Question

In the following exercises, find each product.
$$(c^{4}+9d)^{2}$$

Answer

**step1** Understanding the problem

The problem asks us to find the product of the expression $$(c^{4}+9d)^{2}$$. This means we need to multiply the expression $$(c^{4}+9d)$$ by itself.

**step2** Rewriting the expression

To find the product of $$(c^{4}+9d)^{2}$$, we can write it as the multiplication of two identical binomials:
$$(c^{4}+9d) \times (c^{4}+9d)$$.

**step3** Applying the distributive property

We will multiply each term in the first binomial by each term in the second binomial.
First, multiply the first term of the first binomial ($$c^{4}$$) by each term in the second binomial:
$$c^{4} \times c^{4} = c^{(4+4)} = c^{8}$$
$$c^{4} \times 9d = 9c^{4}d$$
Next, multiply the second term of the first binomial ($$9d$$) by each term in the second binomial:
$$9d \times c^{4} = 9c^{4}d$$
$$9d \times 9d = (9 \times 9) \times (d \times d) = 81d^{2}$$
Now, we combine these results:
$$c^{8} + 9c^{4}d + 9c^{4}d + 81d^{2}$$

**step4** Combining like terms

We identify the like terms in the expression obtained in the previous step.
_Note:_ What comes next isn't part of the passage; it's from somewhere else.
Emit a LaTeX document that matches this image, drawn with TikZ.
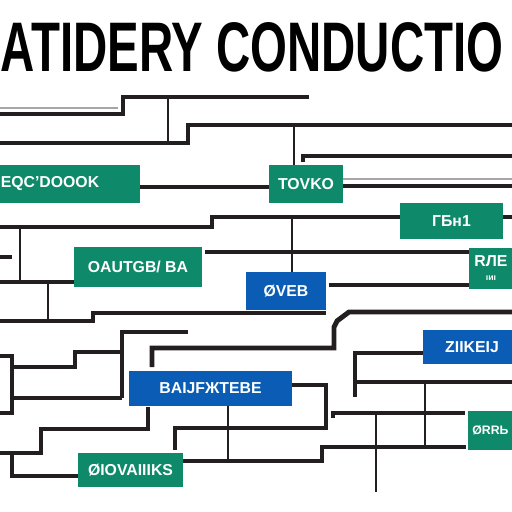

The terms $$9c^{4}d$$ and $$9c^{4}d$$ are like terms because they have the same variables raised to the same powers.
We add their coefficients:
$$9c^{4}d + 9c^{4}d = (9+9)c^{4}d = 18c^{4}d$$
Substitute this back into the expression:
$$c^{8} + 18c^{4}d + 81d^{2}$$

**step5** Stating the final product

The final product of $$(c^{4}+9d)^{2}$$ is $$c^{8} + 18c^{4}d + 81d^{2}$$.